◆ Description of the task:
It is required that the lines from the top of the listing through the line with "import plotly.graph_objects as go" be reproduced exactly, excluding pictures.

[Charts and diagrams as code]
=======
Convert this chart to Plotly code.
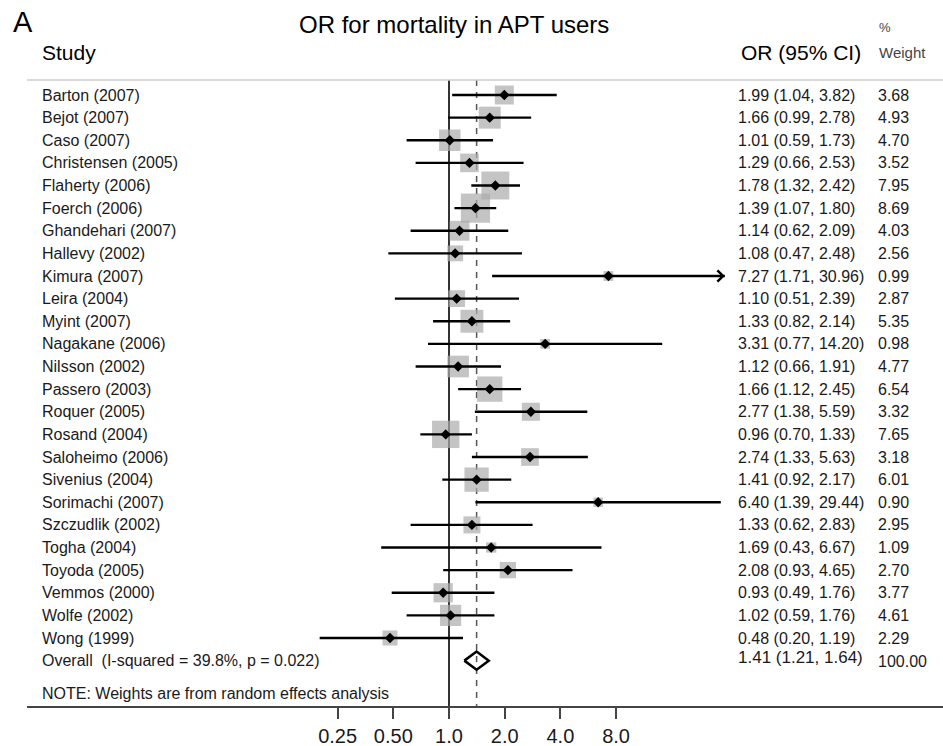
import math
import plotly.graph_objects as go

# ---------------- data ----------------
studies = ["Barton (2007)", "Bejot (2007)", "Caso (2007)", "Christensen (2005)",
           "Flaherty (2006)", "Foerch (2006)", "Ghandehari (2007)", "Hallevy (2002)",
           "Kimura (2007)", "Leira (2004)", "Myint (2007)", "Nagakane (2006)",
           "Nilsson (2002)", "Passero (2003)", "Roquer (2005)", "Rosand (2004)",
           "Saloheimo (2006)", "Sivenius (2004)", "Sorimachi (2007)", "Szczudlik (2002)",
           "Togha (2004)", "Toyoda (2005)", "Vemmos (2000)", "Wolfe (2002)", "Wong (1999)"]
or_est = [1.99, 1.66, 1.01, 1.29, 1.78, 1.39, 1.14, 1.08, 7.27, 1.10, 1.33, 3.31, 1.12,
          1.66, 2.77, 0.96, 2.74, 1.41, 6.40, 1.33, 1.69, 2.08, 0.93, 1.02, 0.48]
ci_low = [1.04, 0.99, 0.59, 0.66, 1.32, 1.07, 0.62, 0.47, 1.71, 0.51, 0.82, 0.77, 0.66,
          1.12, 1.38, 0.70, 1.33, 0.92, 1.39, 0.62, 0.43, 0.93, 0.49, 0.59, 0.20]
ci_high = [3.82, 2.78, 1.73, 2.53, 2.42, 1.80, 2.09, 2.48, 30.96, 2.39, 2.14, 14.20, 1.91,
           2.45, 5.59, 1.33, 5.63, 2.17, 29.44, 2.83, 6.67, 4.65, 1.76, 1.76, 1.19]
weights = [3.68, 4.93, 4.70, 3.52, 7.95, 8.69, 4.03, 2.56, 0.99, 2.87, 5.35, 0.98, 4.77,
           6.54, 3.32, 7.65, 3.18, 6.01, 0.90, 2.95, 1.09, 2.70, 3.77, 4.61, 2.29]
arrow_study = "Kimura (2007)"

overall_label = "Overall\u00a0\u00a0(I-squared = 39.8%, p = 0.022)"
overall_est, overall_low, overall_high = 1.41, 1.21, 1.64
overall_weight = "100.00"
note_text = "NOTE: Weights are from random effects analysis"

tick_vals = [0.25, 0.5, 1.0, 2.0, 4.0, 8.0]
tick_text = ["0.25", "0.50", "1.0", "2.0", "4.0", "8.0"]

title_text = "OR for mortality in APT users"
panel_label = "A"

# ---------------- layout helpers ----------------
W, H = 943, 746
ML, MR, MT, MB = 27, 0, 0, 40
PW = W - ML - MR
ROW0, ROWSTEP = 95.0, 22.625
X_ONE_PX, PX_PER_DOUBLING = 449.0, 55.7


def xp(p):
    return (p - ML) / PW


def yr(p):
    return (p - ROW0) / ROWSTEP


def xlog(p):
    return (p - X_ONE_PX) / PX_PER_DOUBLING * math.log10(2)


n = len(studies)
rows = list(range(n))
overall_row = n

fig = go.Figure()

TXT = "#1a1a1a"
FONT = "Liberation Sans, Arial, sans-serif"

# reference lines
y_top, y_bot = yr(80), yr(706)
fig.add_trace(go.Scatter(x=[1, 1], y=[y_top, y_bot], mode="lines",
                         line=dict(color="#333333", width=2), hoverinfo="skip"))
fig.add_trace(go.Scatter(x=[overall_est, overall_est], y=[y_top, y_bot], mode="lines",
                         line=dict(color="#555555", width=1.5, dash="6px,6px"), hoverinfo="skip"))

# weight squares
fig.add_trace(go.Scatter(x=or_est, y=rows, mode="markers",
                         marker=dict(symbol="square", color="#ababab",
                                     size=[9.9 * math.sqrt(w) for w in weights],
                                     line=dict(width=0)),
                         hoverinfo="skip"))

# CI lines
cx, cy = [], []
for lo, hi, r in zip(ci_low, ci_high, rows):
    cx += [lo, hi, None]
    cy += [r, r, None]
fig.add_trace(go.Scatter(x=cx, y=cy, mode="lines", line=dict(color="black", width=2.4),
                         hoverinfo="skip"))

# point estimates
fig.add_trace(go.Scatter(x=or_est, y=rows, mode="markers",
                         marker=dict(symbol="diamond", color="black", size=8),
                         hoverinfo="skip"))

# overall diamond
dh = 0.4
fig.add_trace(go.Scatter(x=[overall_low, overall_est, overall_high, overall_est, overall_low],
                         y=[overall_row, overall_row - dh, overall_row, overall_row + dh, overall_row],
                         mode="lines", line=dict(color="black", width=2.5), hoverinfo="skip"))

annotations = []

# arrow for truncated CI
k = studies.index(arrow_study)
annotations.append(dict(x=math.log10(ci_high[k]), y=rows[k], ax=math.log10(ci_low[k]), ay=rows[k],
                        xref="x", yref="y", axref="x", ayref="y", text="", showarrow=True,
                        arrowhead=4, arrowsize=1, arrowwidth=2.2, arrowcolor="black", standoff=0))


def txt(text, xpx, ypos, size, color=TXT, anchor="left"):
    annotations.append(dict(x=xp(xpx), y=ypos, xref="paper", yref="y", text=text,
                            showarrow=False, xanchor=anchor, yanchor="middle",
                            font=dict(size=size, color=color, family=FONT)))


for s, r in zip(studies, rows):
    txt(s, 40, r, 16)
for e, lo, hi, w, r in zip(or_est, ci_low, ci_high, weights, rows):
    txt(f"{e:.2f} ({lo:.2f}, {hi:.2f})", 736, r, 16)
    txt(f"{w:.2f}", 876, r, 16)

txt(overall_label, 40, overall_row, 16)
txt(f"{overall_est:.2f} ({overall_low:.2f}, {overall_high:.2f})", 736, overall_row - 0.12, 17)
txt(overall_weight, 876, overall_row + 0.05, 16)
txt(note_text, 40, yr(693), 16)

# headers
txt(panel_label, 11, yr(22), 29, color="black")
txt(title_text, 297, yr(24), 24, color="black")
txt("Study", 40, yr(52), 21, color="black")
txt("OR (95% CI)", 739, yr(52), 21, color="black")
txt("%", 877, yr(27), 13, color="#444444")
txt("Weight", 877, yr(52), 15, color="#444444")

shapes = [dict(type="line", xref="paper", yref="y", x0=0, x1=1, y0=y_top, y1=y_top,
               line=dict(color="#cccccc", width=1.5))]

fig.update_layout(
    width=W, height=H,
    margin=dict(l=ML, r=MR, t=MT, b=MB),
    paper_bgcolor="white", plot_bgcolor="white",
    showlegend=False,
    font=dict(family=FONT, color=TXT),
    annotations=annotations,
    shapes=shapes,
    xaxis=dict(type="log", range=[xlog(ML), xlog(W - MR)], tickvals=tick_vals, ticktext=tick_text,
               showgrid=False, zeroline=False, showline=True, linecolor="#444444", linewidth=2,
               ticks="outside", ticklen=11, tickwidth=2, tickcolor="#444444",
               tickfont=dict(size=20, color=TXT, family=FONT)),
    yaxis=dict(range=[yr(H - MB), yr(MT)], showgrid=False, zeroline=False, showline=False,
               showticklabels=False, ticks=""),
)

fig.write_html("out.html", config={"displayModeBar": False},
               post_script="document.body.style.margin='0';document.body.style.overflow='hidden';")
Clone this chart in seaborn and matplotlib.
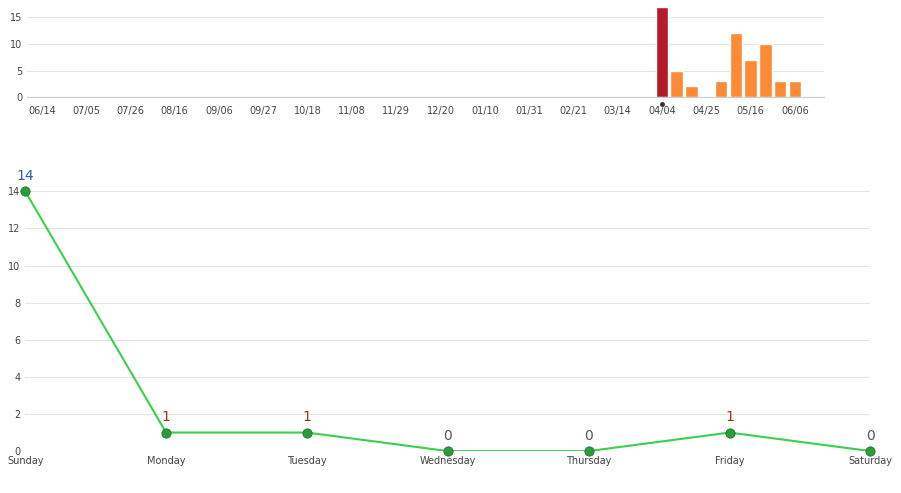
=======
◆ Written response:
Convert this chart to Plotly code.
import math
import plotly.graph_objects as go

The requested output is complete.